By convention, an ABOUT file is often stored in the same directory side-by-side to the file or directory that it documents, but this is not mandatory.

For example, a file named django.ABOUT contains the following field to document the django-1.2.3.tar.gz archive stored in the same directory:

about_resource: django-1.2.3.tar.gz

In this example, the ABOUT file documents a whole sub-directory:

about_resource: linux-kernel-2.6.23

In this example, the ABOUT file documents a whole sub-directory, with some sub-paths under the directory ignored:

about_resource: linux-kernel-2.6.23
ignored_resources: linux-kernel-2.6.23/Documentation

In this example, the ABOUT file documents the current directory, using a “.” period to reference it:

about_resource: .

Other Mandatory fields

When a tool processes an ABOUT file, it must issue an error if these mandatory field are missing.
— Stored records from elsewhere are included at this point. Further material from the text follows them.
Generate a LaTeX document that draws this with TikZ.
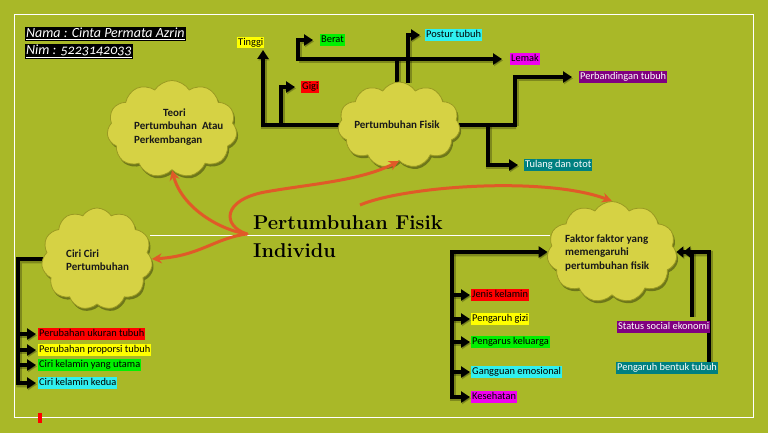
\documentclass[tikz,border=0pt]{standalone}
\usepackage{fontspec}
\newfontfamily\cf{Carlito}[Numbers=OldStyle]
\usetikzlibrary{shapes.symbols,arrows.meta,shadows}
\definecolor{bgc}{HTML}{A9B828}
\definecolor{cloudfill}{HTML}{D6D244}
\definecolor{cloudline}{HTML}{9A9A22}
\definecolor{orng}{HTML}{E05A28}
\definecolor{hlred}{HTML}{FF0000}
\definecolor{hlyellow}{HTML}{FFFF00}
\definecolor{hlgreen}{HTML}{00F000}
\definecolor{hlcyan}{HTML}{30F0F0}
\definecolor{hlmag}{HTML}{F000F0}
\definecolor{hlpurple}{HTML}{800080}
\definecolor{hlteal}{HTML}{008080}
\pgfdeclarelayer{back}
\pgfdeclarelayer{lines}
\pgfsetlayers{back,lines,main}
\begin{document}
\begin{tikzpicture}[x=1pt,y=-1pt,
  cloudbox/.style={cloud, cloud puffs=11, cloud puff arc=115, draw=cloudline, fill=cloudfill,
    line width=0.8pt, inner sep=0pt,
    drop shadow={shadow xshift=1.5pt, shadow yshift=-2.5pt, fill=black, opacity=0.35}},
  cloudtext/.style={align=left, inner sep=0pt, text=black!90,
    font=\cf\bfseries\fontsize{11}{13.5}\selectfont},
  lab/.style={anchor=west, inner xsep=1pt, inner ysep=0.6pt, text height=7.5pt, text depth=2.4pt,
    font=\cf\fontsize{10.4}{11}\selectfont},
  blkl/.style={line width=3.6pt, black, line cap=rect,
    preaction={draw=black, opacity=0.25, line width=5.5pt, transform canvas={shift={(1pt,-1.5pt)}}}},
  blk/.style={blkl, -{Triangle[length=9pt,width=11pt]}},
  orarr/.style={line width=3pt, orng, line cap=round, -{Stealth[length=10pt,width=10pt]}},
  namebox/.style={anchor=north west, fill=black, text=white, inner xsep=1pt, inner ysep=0.8pt,
    font=\cf\itshape\fontsize{14}{14}\selectfont}
]
\useasboundingbox (0,0) rectangle (768,433);
\begin{pgfonlayer}{back}
  \fill[bgc] (0,0) rectangle (768,433);
  \draw[white, line width=1pt] (14,15) rectangle (753,417);
  \draw[white, line width=0.6pt] (150,235) -- (550,235);
  \fill[red] (38,413) rectangle (42,423);
\end{pgfonlayer}

% name
\node[namebox] (nama) at (25,27) {\underline{Nama : Cinta Permata Azrin}};
\node[namebox] (nim) at (25,44) {\underline{Nim : 5223142033}};

% clouds
\node[cloudbox, minimum width=130pt, minimum height=97pt] (teori) at (172,129) {};
\node[cloudtext, anchor=west] (teoritx) at (134,127) {\hspace*{29pt}Teori\\Pertumbuhan\ \ Atau\\Perkembangan};
\node[cloudbox, minimum width=122pt, minimum height=86pt] (pf) at (399,125) {};
\node[cloudtext] (pftx) at (397,125) {Pertumbuhan Fisik};
\node[cloudbox, minimum width=111pt, minimum height=102pt] (ciri) at (97,259) {};
\node[cloudtext, anchor=west] (ciritx) at (66,260) {Ciri Ciri\\Pertumbuhan};
\node[cloudbox, minimum width=130pt, minimum height=101pt] (faktor) at (612,252) {};
\node[cloudtext, anchor=west] (faktortx) at (565,253) {Faktor faktor yang\\memengaruhi\\pertumbuhan fisik};

% title
\node[anchor=north west, inner sep=0pt, align=left, font=\bfseries\fontsize{20}{28}\selectfont] (title) at (253,215) {Pertumbuhan Fisik\\Individu};

% labels
\node[lab, fill=hlyellow] (tinggi) at (237,42.5) {Tinggi};
\node[lab, fill=hlgreen] (berat) at (320,40) {Berat};
\node[lab, fill=hlcyan] (postur) at (425,35) {Postur tubuh};
\node[lab, fill=hlred] (gigi) at (301,87) {Gigi};
\node[lab, fill=hlmag] (lemak) at (510,59) {Lemak};
\node[lab, fill=hlpurple, text=white] (perb) at (579,77) {Perbandingan tubuh};
\node[lab, fill=hlteal, text=white] (tulang) at (524,165) {Tulang dan otot};

\node[lab, fill=hlred] (ukuran) at (38,334) {Perubahan ukuran tubuh};
\node[lab, fill=hlyellow] (proporsi) at (38,350) {Perubahan proporsi tubuh};
\node[lab, fill=hlgreen] (utama) at (38,365) {Ciri kelamin yang utama};
\node[lab, fill=hlcyan] (kedua) at (38,383) {Ciri kelamin kedua};

\node[lab, fill=hlred] (jenis) at (471,295) {Jenis kelamin};
\node[lab, fill=hlyellow] (gizi) at (471,319) {Pengaruh gizi};
\node[lab, fill=hlgreen] (keluarga) at (471,342) {Pengarus keluarga};
\node[lab, fill=hlcyan] (emosi) at (471,372) {Gangguan emosional};
\node[lab, fill=hlmag] (kes) at (471,397) {Kesehatan};

\node[lab, fill=hlpurple, text=white] (status) at (617,327) {Status social ekonomi};
\node[lab, fill=hlteal, text=white] (bentuk) at (616,368) {Pengaruh bentuk tubuh};

% junction coordinates
\coordinate (tt) at (263,50);
\coordinate (j1) at (281,125);
\coordinate (j2) at (298,59);
\coordinate (v1) at (397,59);
\coordinate (v2) at (408,59);
\coordinate (j3) at (515,125);
\coordinate (j4) at (488,125);
\coordinate (c1) at (18,259);
\coordinate (c2) at (452,252);
\coordinate (c3) at (709,252);
\coordinate (c4) at (692,252);
\coordinate (o) at (247,234);

\begin{pgfonlayer}{lines}
  % top
  \draw[blk] (pf.west) -| (tt);
  \draw[blk, shorten >=6pt] (j1) |- (gigi.west);
  \draw[blkl] (pf.north -| v1) -- (v1);
  \draw[blk, shorten >=5pt] (pf.north -| v2) -- (v2) |- (postur.west);
  \draw[blk, shorten >=7pt] (j2) |- (berat.west);
  \draw[blk, shorten >=8pt] (j2) -- (lemak.west);
  \draw[blkl] (pf.east) -- (j3);
  \draw[blk, shorten >=7pt] (j3) |- (perb.west);
  \draw[blk, shorten >=6pt] (j4) |- (tulang.west);
  % left
  \draw[blk, shorten >=2pt] (ciri.west) -- (c1) |- (kedua.west);
  \draw[blk, shorten >=2pt] (ukuran.west -| c1) -- (ukuran.west);
  \draw[blk, shorten >=2pt] (proporsi.west -| c1) -- (proporsi.west);
  \draw[blk, shorten >=2pt] (utama.west -| c1) -- (utama.west);
  % right
  \draw[blk] (c2) -- (faktor.west);
  \draw[blk, shorten >=1pt] (c2) |- (kes.west);
  \draw[blk, shorten >=1pt] (jenis.west -| c2) -- (jenis.west);
  \draw[blk, shorten >=1pt] (gizi.west -| c2) -- (gizi.west);
  \draw[blk, shorten >=1pt] (keluarga.west -| c2) -- (keluarga.west);
  \draw[blk, shorten >=1pt] (emosi.west -| c2) -- (emosi.west);
  \draw[blkl, -{Triangle[length=7pt,width=11pt]Triangle[length=7pt,width=11pt]}] (bentuk.north -| c3) -- (c3) -- (faktor.east);
  \draw[blkl, shorten <=6pt] (status.north -| c4) -- (c4);
\end{pgfonlayer}

% orange arrows
\draw[orarr] (o) .. controls (220,230) and (182,208) .. (teori.south);
\draw[orarr] (o) .. controls (215,238) and (200,256) .. (ciri.east);
\draw[orarr] (o) .. controls (222,226) and (222,200) .. (265,192) .. controls (310,184) and (360,181) .. (pf.south);
\draw[orarr, line cap=butt] (360,205) .. controls (405,186) and (545,176) .. (faktor.north);
\end{tikzpicture}
\end{document}
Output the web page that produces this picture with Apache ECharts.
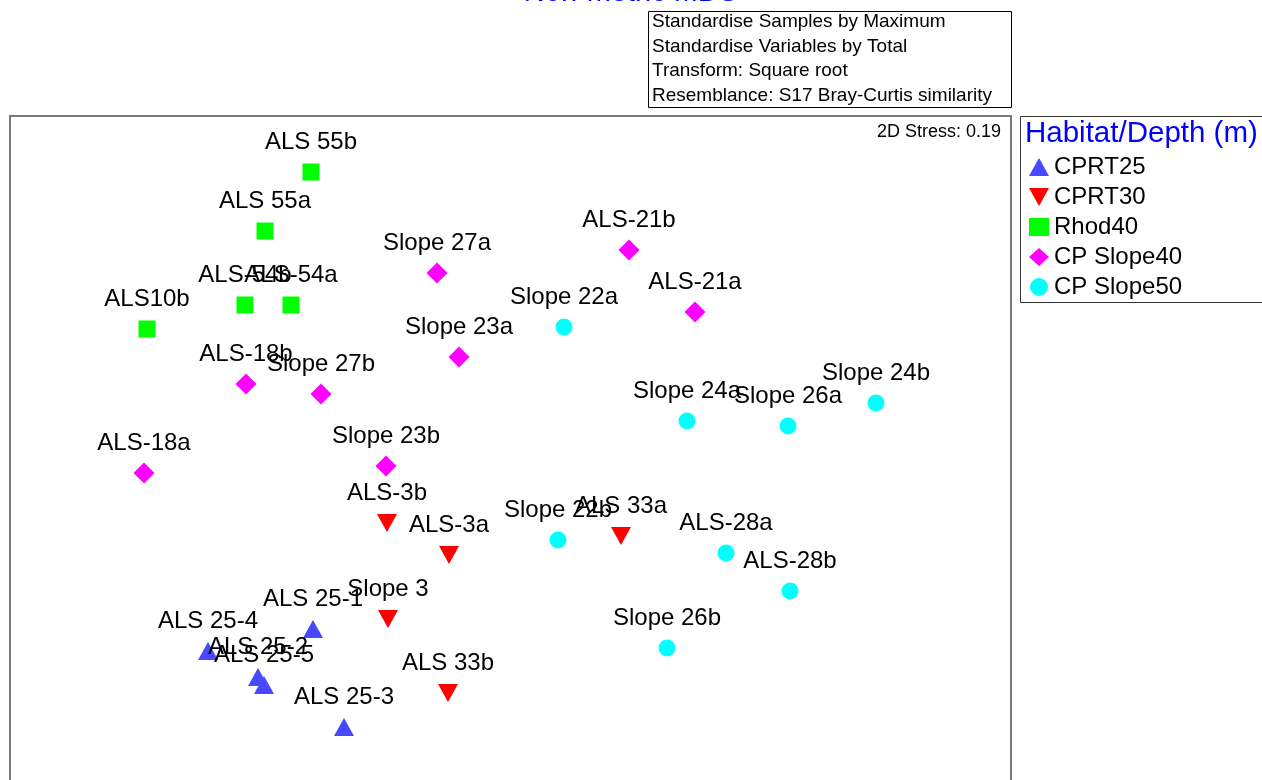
<!DOCTYPE html>
<html>
<head>
<meta charset="utf-8">
<script src="https://cdn.jsdelivr.net/npm/echarts@6/dist/echarts.min.js"></script>
<style>html,body{margin:0;padding:0;background:#fff;}#c{width:1262px;height:780px;}</style>
</head>
<body>
<div id="c"></div>
<script>
// Group names (legend order)
const groups = ['CPRT25', 'CPRT30', 'Rhod40', 'CP Slope40', 'CP Slope50'];

// Sample names and MDS coordinates (arbitrary units)
const cprt25Names = ['ALS 25-1', 'ALS 25-4', 'ALS 25-2', 'ALS 25-5', 'ALS 25-3'];
const cprt25X = [30.3, 19.8, 24.8, 25.4, 33.4];
const cprt25Y = [18.7, 16.5, 13.9, 13.1, 8.9];

const cprt30Names = ['ALS-3b', 'ALS-3a', 'Slope 3', 'ALS 33b', 'ALS 33a'];
const cprt30X = [37.7, 43.9, 37.8, 43.8, 61.1];
const cprt30Y = [29.3, 26.1, 19.7, 12.3, 28.0];

const rhod40Names = ['ALS 55b', 'ALS 55a', 'ALS-54b', 'ALS-54a', 'ALS10b'];
const rhod40X = [30.1, 25.5, 23.5, 28.1, 13.7];
const rhod40Y = [64.4, 58.5, 51.1, 51.1, 48.7];

const slope40Names = ['ALS-21b', 'Slope 27a', 'ALS-21a', 'Slope 23a', 'ALS-18b', 'Slope 27b', 'Slope 23b', 'ALS-18a'];
const slope40X = [61.9, 42.7, 68.5, 44.9, 23.6, 31.1, 37.6, 13.4];
const slope40Y = [56.6, 54.3, 50.4, 45.9, 43.2, 42.2, 35.0, 34.3];

const slope50Names = ['Slope 22a', 'Slope 24a', 'Slope 26a', 'Slope 24b', 'Slope 22b', 'ALS-28a', 'ALS-28b', 'Slope 26b'];
const slope50X = [55.4, 67.7, 77.8, 86.6, 54.8, 71.6, 78.0, 65.7];
const slope50Y = [48.9, 39.5, 39.0, 41.3, 27.6, 26.3, 22.5, 16.8];

const infoLines = [
  'Standardise Samples by Maximum',
  'Standardise Variables by Total',
  'Transform: Square root',
  'Resemblance: S17 Bray-Curtis similarity'
];
const titleText = 'Non-metric MDS';
const legendTitle = 'Habitat/Depth (m)';
const stressText = '2D Stress: 0.19';

const FONT = 'Arial, "Liberation Sans", sans-serif';

function pts(names, xs, ys) {
  return names.map((n, i) => ({ name: n, value: [xs[i], ys[i]] }));
}

const styles = [
  { symbol: 'triangle', size: [20, 18], color: '#4848ff' },
  { symbol: 'path://M0,0 L10,0 L5,9 Z', size: [20, 18], color: '#ff0000' },
  { symbol: 'rect', size: 17, color: '#00ff00' },
  { symbol: 'diamond', size: [21, 21], color: '#ff00ff' },
  { symbol: 'circle', size: 17, color: '#00ffff' }
];
const dataSets = [
  pts(cprt25Names, cprt25X, cprt25Y),
  pts(cprt30Names, cprt30X, cprt30Y),
  pts(rhod40Names, rhod40X, rhod40Y),
  pts(slope40Names, slope40X, slope40Y),
  pts(slope50Names, slope50X, slope50Y)
];

const series = groups.map((g, i) => ({
  name: g,
  type: 'scatter',
  symbol: styles[i].symbol,
  symbolSize: styles[i].size,
  itemStyle: { color: styles[i].color, opacity: 1 },
  data: dataSets[i],
  label: {
    show: true,
    position: 'inside',
    offset: [0, -30],
    formatter: '{b}',
    color: '#000',
    fontFamily: FONT,
    fontSize: 24
  },
  emphasis: { disabled: true },
  z: 3
}));

const graphic = [
  { type: 'text', left: 'center', top: -22, style: { text: titleText, fill: '#0000ff', font: '29px ' + FONT } },
  { type: 'rect', shape: { x: 648.5, y: 11.5, width: 363, height: 96 }, style: { fill: '#fff', stroke: '#000', lineWidth: 1 } },
  { type: 'rect', shape: { x: 10, y: 116, width: 1001, height: 700 }, style: { fill: 'none', stroke: '#7a7a7a', lineWidth: 2 }, z: 0 },
  { type: 'rect', shape: { x: 1020.5, y: 116.5, width: 260, height: 186 }, style: { fill: '#fff', stroke: '#333', lineWidth: 1 }, z: 0 },
  { type: 'text', x: 1025, y: 134, style: { text: legendTitle, fill: '#0000ff', font: '29.5px ' + FONT, textVerticalAlign: 'middle' } },
  { type: 'text', x: 1001, y: 132, style: { text: stressText, fill: '#000', font: '18px ' + FONT, textAlign: 'right', textVerticalAlign: 'middle' } }
];
infoLines.forEach((t, i) => {
  graphic.push({ type: 'text', x: 652, y: 22 + i * 24.5, style: { text: t, fill: '#000', font: '19px ' + FONT, textVerticalAlign: 'middle' } });
});

const chart = echarts.init(document.getElementById('c'), null, { renderer: 'canvas' });
chart.setOption({
  animation: false,
  backgroundColor: '#fff',
  grid: { show: false, left: 10, top: 116, width: 1000, bottom: 0 },
  xAxis: { type: 'value', min: 0, max: 100, show: false },
  yAxis: { type: 'value', min: 3.6, max: 70, show: false },
  legend: {
    orient: 'vertical',
    left: 1024,
    top: 150,
    itemWidth: 20,
    itemHeight: 18,
    itemGap: 6,
    data: groups,
    textStyle: { fontFamily: FONT, fontSize: 24, color: '#000', lineHeight: 24 },
    selectedMode: false
  },
  graphic: graphic,
  series: series
});
</script>
</body>
</html>
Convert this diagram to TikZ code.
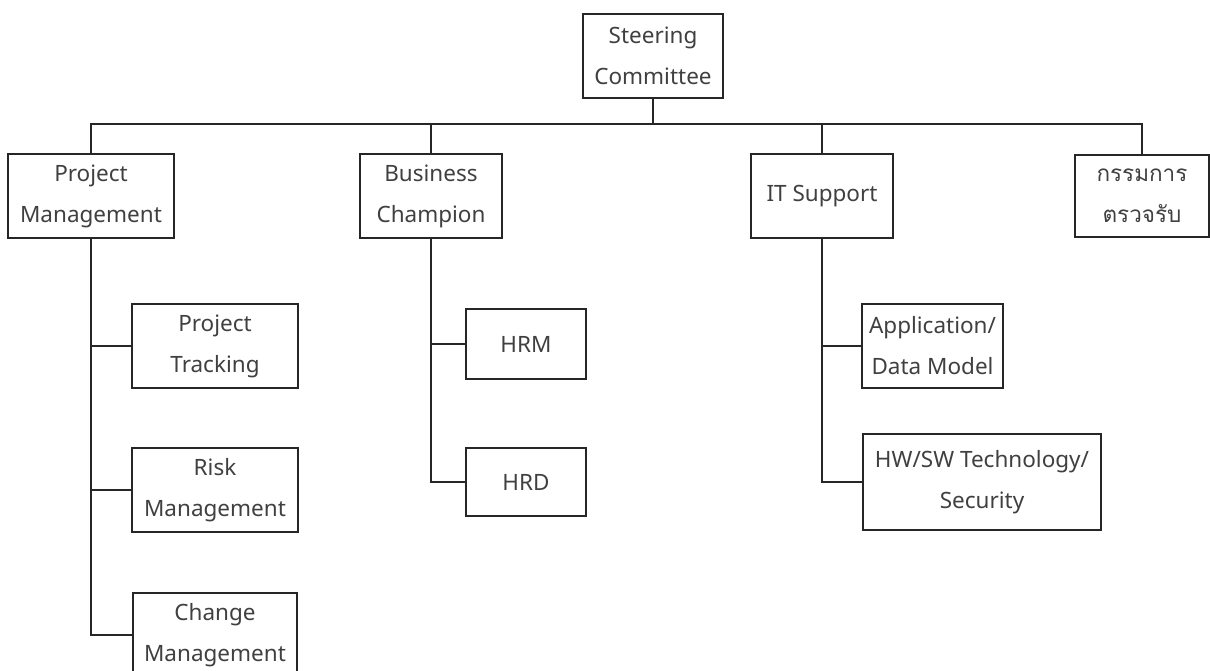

  • about_resource: The resource this file referencing to.

  • name: Component name.

Optional Information fields

  • ignored_resources: A list of paths under the about_resource path, which are not documented in the ABOUT file, and the information in the ABOUT file does not apply to these subpaths.

  • version: Component or package version. A component or package usually has a version, such as a revision number or hash from a version control system (for a snapshot checked out from VCS such as Subversion or Git). If not available, the version should be the date the component was provisioned, in an ISO date format such as ‘YYYY-MM-DD’.

  • spec_version: The version of the ABOUT file format specification used for this file. This is provided as a hint to readers and tools in order to support future versions of this specification.

  • description: Component description, as a short text.

  • download_url: A direct URL to download the original file or archive documented by this ABOUT file.

  • homepage_url: URL to the homepage for this component.

  • changelog_file: Changelog file for the component.

  • package_url: Package URL for the package.

  • notes: Notes and comments about the component.

Optional Owner and Author fields

  • owner: The name of the primary organization or person(s) that owns or provides the component.

  • owner_url: URL to the homepage for the owner.

  • contact: Contact information (such as an email address or physical address) for the component owner.

  • author: Name of the organization(s) or person(s) that authored the component.

  • author_file: Author file for the component.

Optional Licensing fields

  • copyright: Copyright statement for the component.

  • notice_file: Legal notice or credits for the component.

  • notice_url: URL to a legal notice for the component.

  • license_file: License file that applies to the component. For example, the name of a license file such as LICENSE or COPYING file extracted from a downloaded archive.

  • license_url: URL to the license text for the component.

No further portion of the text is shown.